Rimbaud final

Rimbaud final

Rimbaud ne parle jamais de littérature. Jamais. Il ne parle même pas de Poésie. Il parle du Poète, si on veut. Littérature vient de litter, qui présume déjà un emprisonnement, Rimbaud n’en parle pas parce que cela ne point pas à son horizon, c’est sous le mauvais angle, radicalement hors-sujet. Il y a déjà un conditionnement : finir dans un livre, qui est la définition de la liberté et, en cela, sa négation : Rimbaud n’en parle pas car il l’élude, ce qui est une manière, la seule possible sans doute, de déjouer cette finalité en œuvre, beaucoup ont dit que Rimbaud n’avait pas assez écrit : c’est en écrivant peu qu’il écrit sans récupération possible.

Il parle dans les lettres, les fameuses lettres, de l’acte d’écrire. Je répète, il en parle dans des lettres : lieux du jeu et de la défausse, dans ses lettres Rimbaud n’écrit pas, il désécrit, il écrit pour les aveugles, les « lettres du Voyant » sont les lettres de l’aveuglement. Rimbaud n’a pas le temps d’expliquer, il déjoue, il fausse-trappe, il apitoie les impuissants, qu’ils se collent à sa glue pour le lire quand même ils n’y comprendraient rien.

Car la destinée de la Poésie de Rimbaud est de n’être pas comprise. Pas du tout comme celle d’un Poète maudit, Verlaine est en carafe, pas qu’il ne puisse être compris et que ce soit son drame, ce qui puerait encore son Romantisme.
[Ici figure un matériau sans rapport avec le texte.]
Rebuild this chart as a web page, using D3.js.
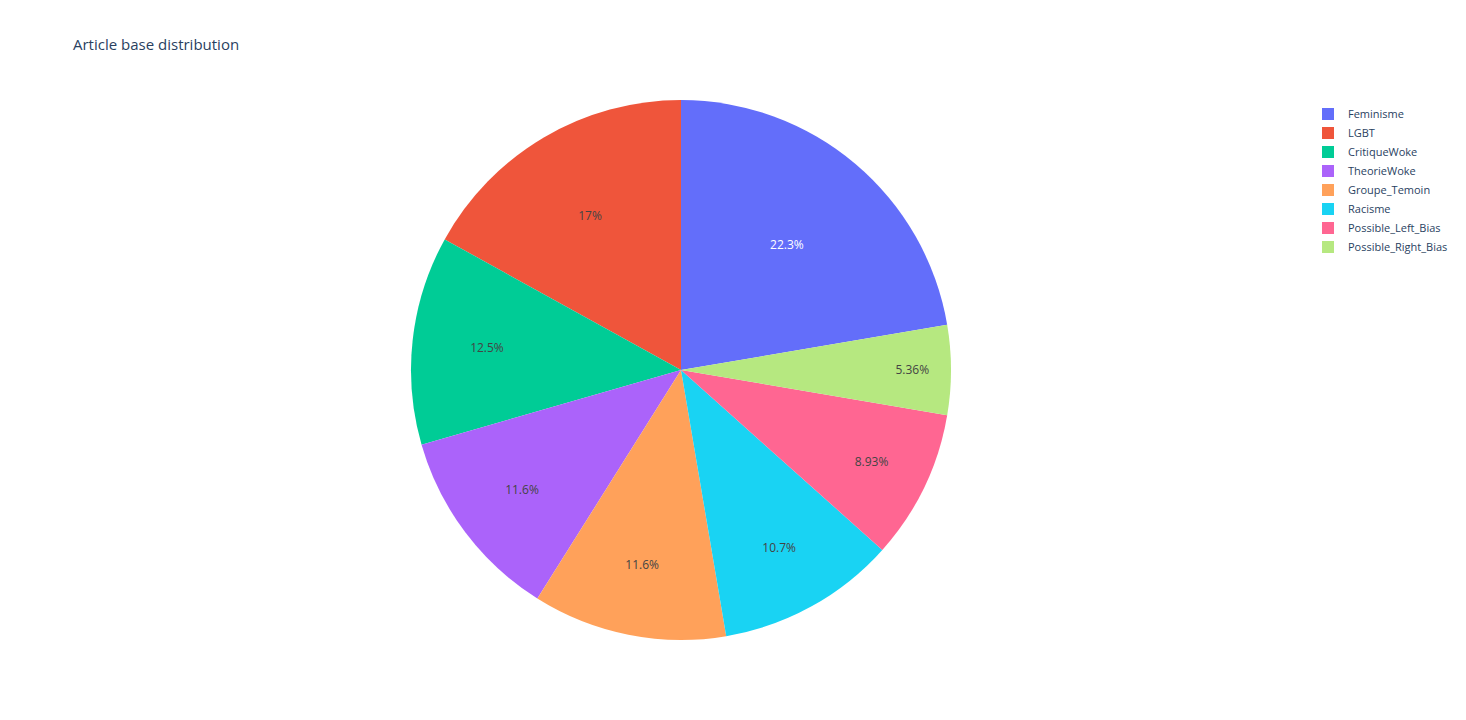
<!DOCTYPE html>
<html>
<head>
<meta charset="utf-8">
<script src="https://cdn.jsdelivr.net/npm/d3@7"></script>
<style>
  body { margin: 0; background: #fff; }
  svg text { font-family: "Open Sans", verdana, arial, sans-serif; }
</style>
</head>
<body>
<div id="chart"></div>
<script>
const categories = ['Feminisme', 'LGBT', 'CritiqueWoke', 'TheorieWoke', 'Groupe_Temoin', 'Racisme', 'Possible_Left_Bias', 'Possible_Right_Bias'];
const counts = [25, 19, 14, 13, 13, 12, 10, 6];
const colors = ['#636efa', '#EF553B', '#00cc96', '#ab63fa', '#FFA15A', '#19d3f3', '#FF6692', '#B6E880'];
const title = 'Article base distribution';

const width = 1466, height = 720;
const cx = 681, cy = 370, radius = 270;

const svg = d3.select('#chart').append('svg')
  .attr('width', width)
  .attr('height', height);

svg.append('text')
  .attr('x', 73)
  .attr('y', 50)
  .attr('fill', '#2a3f5f')
  .style('font-size', '15px')
  .text(title);

const data = categories.map((c, i) => ({ name: c, value: counts[i], color: colors[i] }));
const total = d3.sum(counts);

// first slice ends at 12 o'clock, the rest wind counterclockwise (plotly default)
const offset = 2 * Math.PI * counts[0] / total;
const pie = d3.pie()
  .sort(null)
  .value(d => d.value)
  .startAngle(offset)
  .endAngle(offset - 2 * Math.PI);

const arcs = pie(data);
const arc = d3.arc().innerRadius(0).outerRadius(radius);

const g = svg.append('g').attr('transform', `translate(${cx},${cy})`);

g.selectAll('path')
  .data(arcs)
  .enter()
  .append('path')
  .attr('d', d => arc({ startAngle: d.endAngle, endAngle: d.startAngle }))
  .attr('fill', d => d.data.color);

const fmt = v => d3.format('.3~r')(100 * v / total) + '%';

// text centre sits where the inscribed circle of the slice is
g.selectAll('text.lbl')
  .data(arcs)
  .enter()
  .append('text')
  .attr('class', 'lbl')
  .attr('text-anchor', 'middle')
  .attr('dy', '0.35em')
  .attr('transform', d => {
    const half = Math.abs(d.endAngle - d.startAngle) / 2;
    const mid = (d.startAngle + d.endAngle) / 2;
    const r = radius / (1 + Math.sin(half));
    return `translate(${r * Math.sin(mid)},${-r * Math.cos(mid)})`;
  })
  .attr('fill', (d, i) => i === 0 ? '#fff' : '#444')
  .style('font-size', '12px')
  .text(d => fmt(d.value));

const legend = svg.append('g').attr('transform', 'translate(1322,114)');
const items = legend.selectAll('g')
  .data(data)
  .enter()
  .append('g')
  .attr('transform', (d, i) => `translate(0,${i * 19})`);

items.append('rect')
  .attr('x', 0)
  .attr('y', -6)
  .attr('width', 12)
  .attr('height', 12)
  .attr('fill', d => d.color);

items.append('text')
  .attr('x', 26)
  .attr('dy', '0.35em')
  .attr('fill', '#2a3f5f')
  .style('font-size', '11px')
  .text(d => d.name);
</script>
</body>
</html>
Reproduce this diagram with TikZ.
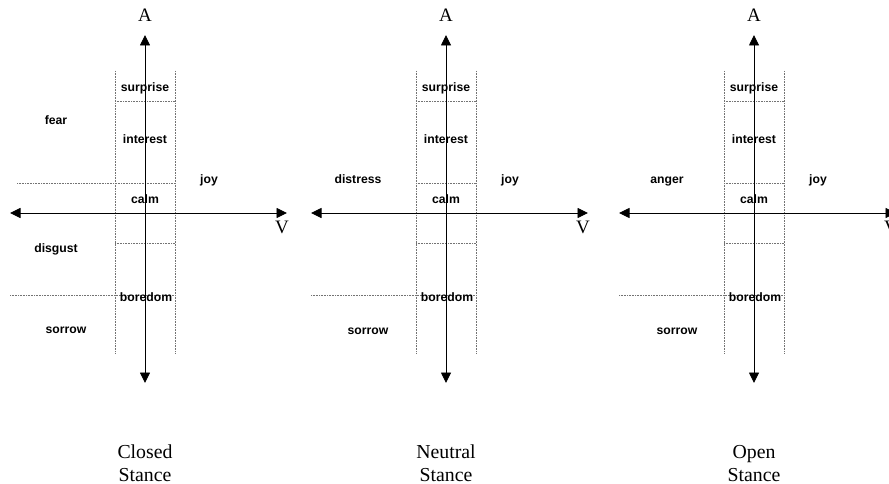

Rimbaud écrit et il définit la fin de la lecture dans son écriture : ce n’est pas une histoire de compréhension. Lacan l’a dit. Comprendre, ce serait étymologiquement prendre avec soi et donc, Platon à l’appui avec sa vision (car il en avait une bien sûr) re-connaître ce qui était déjà familier. Avant Magritte, Rimbaud rend au signe sa valeur de signe : le mot ne désigne rien, et surtout pas la chose, le mot « est » ; il est musicien, peintre quand ils sont grands (Van Gogh et Picasso), invitant à la pure chose qui n’est pas dicible puisqu’elle EST le signe et qu’il n’y a RIEN à dire. Tout est là, je répète : tout est là, les trois termes de l’équation s’accordent. Mallarmé se fourvoiera, le signe est morbide puisqu’il rate la chose.
Rimbaud dit : la chose n’est rien, puisque j’ai compris le langage du signe.